Im «Hof» empfängt uns der Brunnen von Manuel Scheiwiller, in dem ein Schwimmer für neue Wasserspiele sorgt. Wie zum Trocknen hängen dahinter Lorenza Diaz’ generöse Fleischbilder, die alle in diesem Jahr entstanden sind. Tilman Baumanns fragile Kartonminiaturen ergänzen die Konstellation mit einer zauberhaften Kapelle. Der Mauer entlang breitet das Künstlerpaar Copa & Sordes in zahlreichen Monitoren ihr bald zehnjähriges «Newtons Archive of Time» aus: Der gebildete Blick lässt ein Kind wie in ewigen Schlaf sinken, verwandelt es in Amor, in ein Kulturgeschichte atmendes Tafelbild. Raben fressen das Sommerfrühstück. In den Gewölben hortet Marion Ritzmann eine Gruppe von Heizkörpern, deren Glühlämpchen im Dunkeln leuchten – während sich auf der andern Seite Nadine Eisenrings «Ambivalenz» breitmacht mit einem freundlichen Kommentar aus Jute, Wolle, Holz und Gummi zur Domestizierung wilder Tiere. An den Stirnseiten blickt man je in projizierte Bilderwelten, erlebt Andreas Lorenschats abstrakte Nachtlandschaft oder lässt sich von Tina Z’Rotzs Frauenbande zu Anti-Helden-Abenteuern verleiten.
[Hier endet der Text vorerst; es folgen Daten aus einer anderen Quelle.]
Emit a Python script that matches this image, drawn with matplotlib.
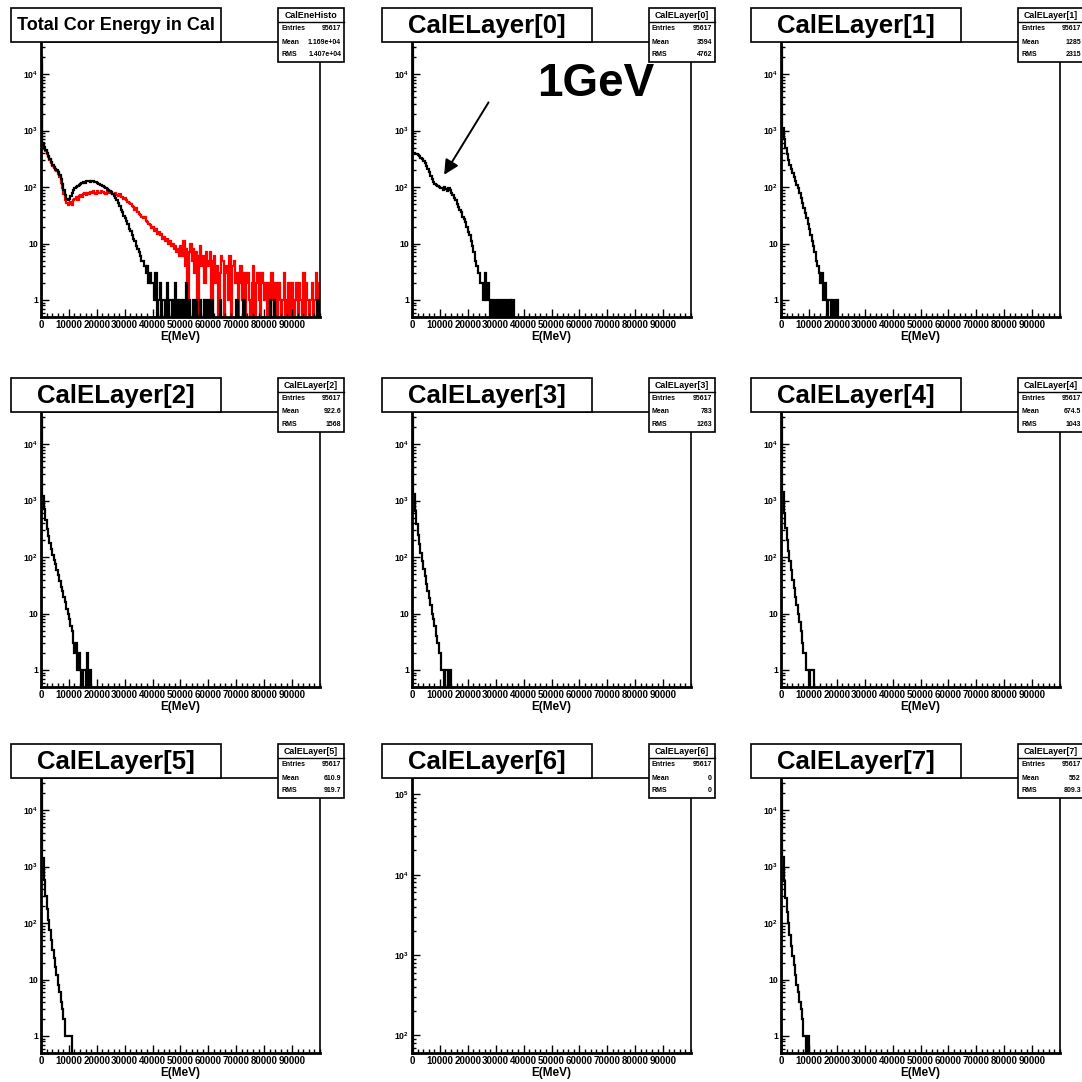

Nostalgie und Heimatgefühl deuten sich an – auch in Iris Beatrice Baumanns Studie über das Schnupfen von Tabak und Pt Whitfields Transformation des rückwärtigen Gartens: Farbe, die an Schutzanstriche im Obstbau erinnert, markiert die Bäume und exponiert sie in sterilem Grün als natürlich-künstlicher Umriss im Stadtraum.
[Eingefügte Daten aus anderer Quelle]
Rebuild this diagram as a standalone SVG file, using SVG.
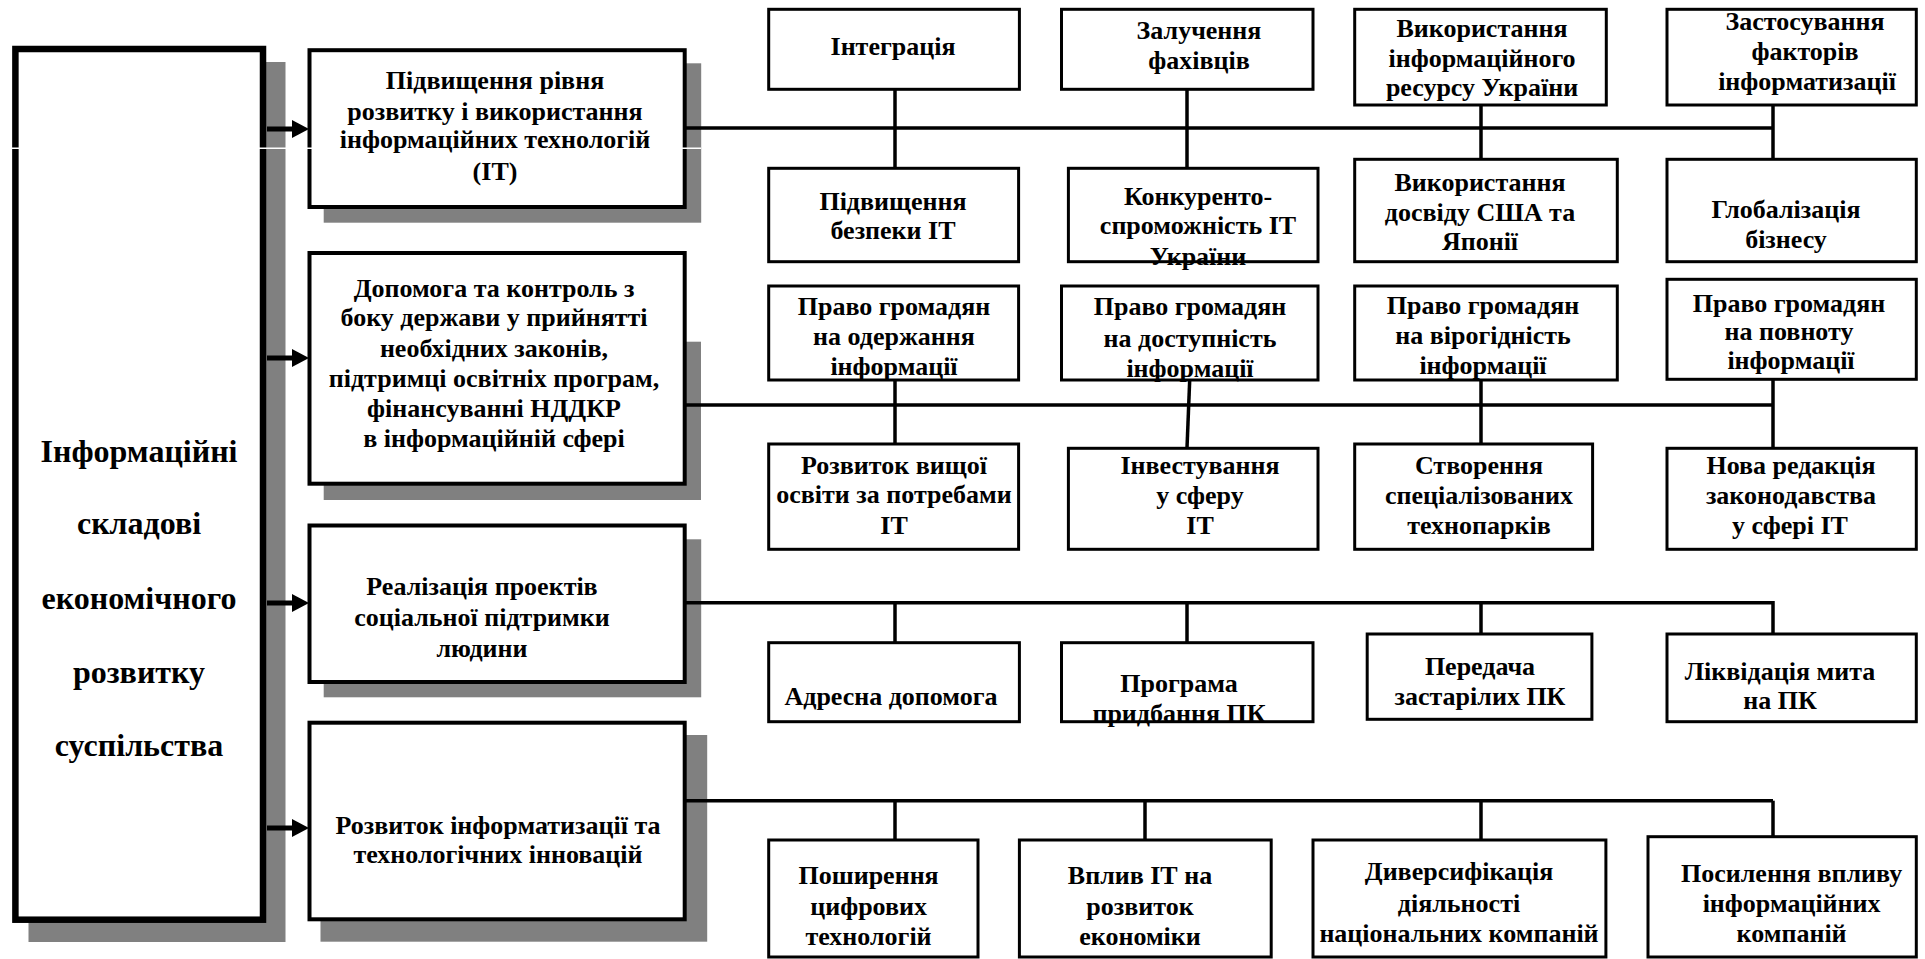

Doch emotionale Anflüge bleiben nicht lange unreguliert: «Während den Belüftungszeiten werden die Leser nicht bedient» warnt ein Schild – ein schönes Fundstück von Ilse Ermen, die den Gang durch die Ausstellung mit trockenem Humor begleitet. Nicht ohne Schwindel führt der Weg zurück über ganzblums Zinnenkranz, der den Blick öffnet auf Annegret Eiseles luftige Wandmalerei mit dem Titel «Rückwärts schaukeln». Auf ganz andere Weise bearbeitet Caroline Keppi räumliche, vor allem aber soziale Grenzbereiche: Die Fussmatten, die sie am Boden zur Ackerlandschaft breitet, sind hart erarbeitetes Resultat von Bittbriefen um Ausleihe an je zweihundert Basler und Mulhouser Haushalte. Wieviel Ausdruck von Individualität erlaubt diese Welt von Massenprodukten? Eine Antwort darauf formuliert als Künstlerin Anette Barcelo: Ihre unverwechselbaren Kreaturen entfalten sich zwischen Ausweispapieren, dem Inbegriff staatlichen Zugriffs auf den Bürger.
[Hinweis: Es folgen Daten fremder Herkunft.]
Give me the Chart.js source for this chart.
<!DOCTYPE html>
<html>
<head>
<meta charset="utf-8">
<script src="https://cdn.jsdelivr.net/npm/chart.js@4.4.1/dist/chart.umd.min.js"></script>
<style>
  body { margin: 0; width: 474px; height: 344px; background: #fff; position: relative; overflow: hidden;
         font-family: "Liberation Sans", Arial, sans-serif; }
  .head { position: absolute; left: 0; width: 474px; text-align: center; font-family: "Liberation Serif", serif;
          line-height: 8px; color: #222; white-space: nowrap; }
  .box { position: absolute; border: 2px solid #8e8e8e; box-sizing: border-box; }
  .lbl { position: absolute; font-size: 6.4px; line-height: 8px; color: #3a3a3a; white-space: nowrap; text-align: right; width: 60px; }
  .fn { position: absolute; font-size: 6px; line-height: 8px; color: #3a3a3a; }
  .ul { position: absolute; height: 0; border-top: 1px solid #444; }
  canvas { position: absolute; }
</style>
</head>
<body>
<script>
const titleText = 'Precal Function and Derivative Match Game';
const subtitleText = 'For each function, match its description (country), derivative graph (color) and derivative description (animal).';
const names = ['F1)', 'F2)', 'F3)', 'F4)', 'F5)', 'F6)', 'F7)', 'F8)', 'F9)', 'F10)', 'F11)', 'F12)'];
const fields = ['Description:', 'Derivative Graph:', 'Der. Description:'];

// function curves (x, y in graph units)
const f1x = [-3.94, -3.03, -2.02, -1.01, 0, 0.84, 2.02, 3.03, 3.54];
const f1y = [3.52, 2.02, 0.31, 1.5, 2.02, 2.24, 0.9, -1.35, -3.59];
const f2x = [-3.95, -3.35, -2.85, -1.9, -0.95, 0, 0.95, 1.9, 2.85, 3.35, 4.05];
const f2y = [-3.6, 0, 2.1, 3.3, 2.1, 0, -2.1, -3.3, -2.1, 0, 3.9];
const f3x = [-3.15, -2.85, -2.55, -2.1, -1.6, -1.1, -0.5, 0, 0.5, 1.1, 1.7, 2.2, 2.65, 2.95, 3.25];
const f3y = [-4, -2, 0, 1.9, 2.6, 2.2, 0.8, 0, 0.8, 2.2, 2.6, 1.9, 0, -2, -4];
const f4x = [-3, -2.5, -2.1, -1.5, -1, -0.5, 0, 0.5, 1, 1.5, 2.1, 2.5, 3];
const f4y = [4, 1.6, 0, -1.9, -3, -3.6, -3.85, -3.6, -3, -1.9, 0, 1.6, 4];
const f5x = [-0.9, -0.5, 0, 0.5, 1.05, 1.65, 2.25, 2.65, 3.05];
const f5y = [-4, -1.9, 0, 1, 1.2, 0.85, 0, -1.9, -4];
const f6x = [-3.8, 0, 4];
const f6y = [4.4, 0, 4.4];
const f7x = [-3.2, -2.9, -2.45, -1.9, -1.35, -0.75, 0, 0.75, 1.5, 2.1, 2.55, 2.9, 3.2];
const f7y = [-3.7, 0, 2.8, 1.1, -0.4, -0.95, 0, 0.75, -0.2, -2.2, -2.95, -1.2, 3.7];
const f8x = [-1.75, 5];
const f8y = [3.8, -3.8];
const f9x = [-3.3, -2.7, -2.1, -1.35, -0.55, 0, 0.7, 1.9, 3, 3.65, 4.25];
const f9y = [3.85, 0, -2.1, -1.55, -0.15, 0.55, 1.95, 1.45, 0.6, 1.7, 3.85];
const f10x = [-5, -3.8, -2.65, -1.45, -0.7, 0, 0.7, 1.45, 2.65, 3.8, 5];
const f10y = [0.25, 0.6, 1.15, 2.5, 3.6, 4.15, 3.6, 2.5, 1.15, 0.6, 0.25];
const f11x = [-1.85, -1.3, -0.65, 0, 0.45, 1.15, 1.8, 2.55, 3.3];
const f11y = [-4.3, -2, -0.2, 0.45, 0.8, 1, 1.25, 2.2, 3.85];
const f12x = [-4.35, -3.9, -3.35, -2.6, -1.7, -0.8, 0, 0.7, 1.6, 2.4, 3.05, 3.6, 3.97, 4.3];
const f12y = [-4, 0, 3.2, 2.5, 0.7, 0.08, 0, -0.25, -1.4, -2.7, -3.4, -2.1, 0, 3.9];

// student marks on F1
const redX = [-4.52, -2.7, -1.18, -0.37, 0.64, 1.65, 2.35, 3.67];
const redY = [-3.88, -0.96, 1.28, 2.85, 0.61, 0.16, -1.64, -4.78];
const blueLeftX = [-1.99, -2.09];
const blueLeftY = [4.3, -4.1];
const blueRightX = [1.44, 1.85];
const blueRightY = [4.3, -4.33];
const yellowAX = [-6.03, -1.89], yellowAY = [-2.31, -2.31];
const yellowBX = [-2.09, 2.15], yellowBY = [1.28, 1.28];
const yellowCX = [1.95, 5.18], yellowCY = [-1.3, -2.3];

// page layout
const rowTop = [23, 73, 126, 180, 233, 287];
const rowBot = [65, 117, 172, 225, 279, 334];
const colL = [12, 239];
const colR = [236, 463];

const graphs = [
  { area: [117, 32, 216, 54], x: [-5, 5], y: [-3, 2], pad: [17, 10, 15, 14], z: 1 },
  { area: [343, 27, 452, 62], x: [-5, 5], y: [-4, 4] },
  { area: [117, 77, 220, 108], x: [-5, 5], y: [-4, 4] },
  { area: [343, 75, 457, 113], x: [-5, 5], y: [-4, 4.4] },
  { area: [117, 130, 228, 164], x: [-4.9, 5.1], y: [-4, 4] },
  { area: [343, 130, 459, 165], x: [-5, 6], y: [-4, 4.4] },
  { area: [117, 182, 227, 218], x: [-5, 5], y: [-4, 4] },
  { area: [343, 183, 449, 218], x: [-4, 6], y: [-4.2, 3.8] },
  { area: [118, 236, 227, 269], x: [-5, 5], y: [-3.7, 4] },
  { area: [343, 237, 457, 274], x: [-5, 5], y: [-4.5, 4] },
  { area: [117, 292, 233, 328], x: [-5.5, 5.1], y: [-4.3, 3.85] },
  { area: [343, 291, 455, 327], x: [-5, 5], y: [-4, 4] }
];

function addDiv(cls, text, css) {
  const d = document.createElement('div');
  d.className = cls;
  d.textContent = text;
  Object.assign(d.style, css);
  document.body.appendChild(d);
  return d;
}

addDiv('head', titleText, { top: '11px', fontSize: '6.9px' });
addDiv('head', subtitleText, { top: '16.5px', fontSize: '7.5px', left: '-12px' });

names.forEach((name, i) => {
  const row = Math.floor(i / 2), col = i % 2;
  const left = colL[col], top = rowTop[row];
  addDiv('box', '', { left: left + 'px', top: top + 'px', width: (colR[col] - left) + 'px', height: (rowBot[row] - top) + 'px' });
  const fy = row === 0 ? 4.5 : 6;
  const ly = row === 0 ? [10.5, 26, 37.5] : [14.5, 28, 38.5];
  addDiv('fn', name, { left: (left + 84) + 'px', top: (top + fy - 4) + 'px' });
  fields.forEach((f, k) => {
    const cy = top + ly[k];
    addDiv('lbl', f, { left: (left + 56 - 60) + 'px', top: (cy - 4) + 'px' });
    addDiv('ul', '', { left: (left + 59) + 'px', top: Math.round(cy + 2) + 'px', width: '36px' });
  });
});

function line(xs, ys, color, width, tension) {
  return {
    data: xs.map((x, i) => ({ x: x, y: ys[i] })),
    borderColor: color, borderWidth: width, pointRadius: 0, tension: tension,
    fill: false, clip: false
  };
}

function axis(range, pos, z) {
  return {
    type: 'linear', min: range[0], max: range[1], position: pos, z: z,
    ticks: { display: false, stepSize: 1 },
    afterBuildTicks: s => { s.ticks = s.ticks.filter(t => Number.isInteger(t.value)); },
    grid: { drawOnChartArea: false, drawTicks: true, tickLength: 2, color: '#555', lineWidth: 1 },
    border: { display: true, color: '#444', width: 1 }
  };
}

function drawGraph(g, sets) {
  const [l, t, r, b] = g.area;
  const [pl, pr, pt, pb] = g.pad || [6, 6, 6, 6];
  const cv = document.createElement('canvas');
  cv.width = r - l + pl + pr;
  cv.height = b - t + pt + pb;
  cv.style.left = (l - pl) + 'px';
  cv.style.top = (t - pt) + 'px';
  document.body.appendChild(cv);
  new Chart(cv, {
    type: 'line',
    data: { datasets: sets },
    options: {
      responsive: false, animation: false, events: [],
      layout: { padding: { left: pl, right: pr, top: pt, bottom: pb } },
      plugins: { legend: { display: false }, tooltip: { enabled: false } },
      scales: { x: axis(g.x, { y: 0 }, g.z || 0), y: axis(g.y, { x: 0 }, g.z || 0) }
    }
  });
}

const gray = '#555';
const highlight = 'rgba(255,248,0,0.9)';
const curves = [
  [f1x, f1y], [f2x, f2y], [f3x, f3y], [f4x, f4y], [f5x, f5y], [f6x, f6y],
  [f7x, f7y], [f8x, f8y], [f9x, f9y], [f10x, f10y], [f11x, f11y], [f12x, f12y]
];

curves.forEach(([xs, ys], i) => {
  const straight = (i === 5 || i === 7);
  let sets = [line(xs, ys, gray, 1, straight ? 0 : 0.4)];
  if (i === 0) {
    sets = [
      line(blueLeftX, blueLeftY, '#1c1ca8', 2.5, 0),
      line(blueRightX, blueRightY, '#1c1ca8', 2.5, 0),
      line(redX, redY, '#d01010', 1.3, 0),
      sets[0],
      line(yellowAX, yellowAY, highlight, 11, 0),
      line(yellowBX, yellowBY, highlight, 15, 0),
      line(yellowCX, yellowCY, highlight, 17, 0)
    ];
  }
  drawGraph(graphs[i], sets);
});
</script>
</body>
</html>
Kleinbasler Kunstpreis 2007
Dank einer ungenannt sein wollenden Stifterin kann der Verein Ausstellungsraum Klingental auch dieses Jahr den Kleinbasler Kunstpreis verleihen, der an eine Position gehen soll, die im Beitrag des Ausstellungsraums an der Regionalen vertreten ist. Die Jury aus Vorstandsmitgliedern hat sich entschieden den Preis ANDREAS LORENSCHAT aus Karlsruhe zuzusprechen. Der Künstler arbeitet mit filmischen Miniaturen, die in banalsten Situationen siedeln. Aus dem Alltag isoliert er durch präzise und sorgfältige Aufnahme- und Montagetechnik scheinbar simple aber überraschend hintergründige Bildmomente. Leichtigkeit und Humor begleiten das Nachdenken über das Entstehen von Bildern, über das Verhältnis von Sprache und Bild. Wir zeigen «Das Auto», einen einminütigen Film über Projektion, das Projezieren, über das Sehen und – mit listiger Wendung – über das Gesehen werden.
Jury: Martin Blum, Haimo Ganz, Susann Wintsch.
Für den Ausstellungsraum Klingental organisiert von Nadja Solari.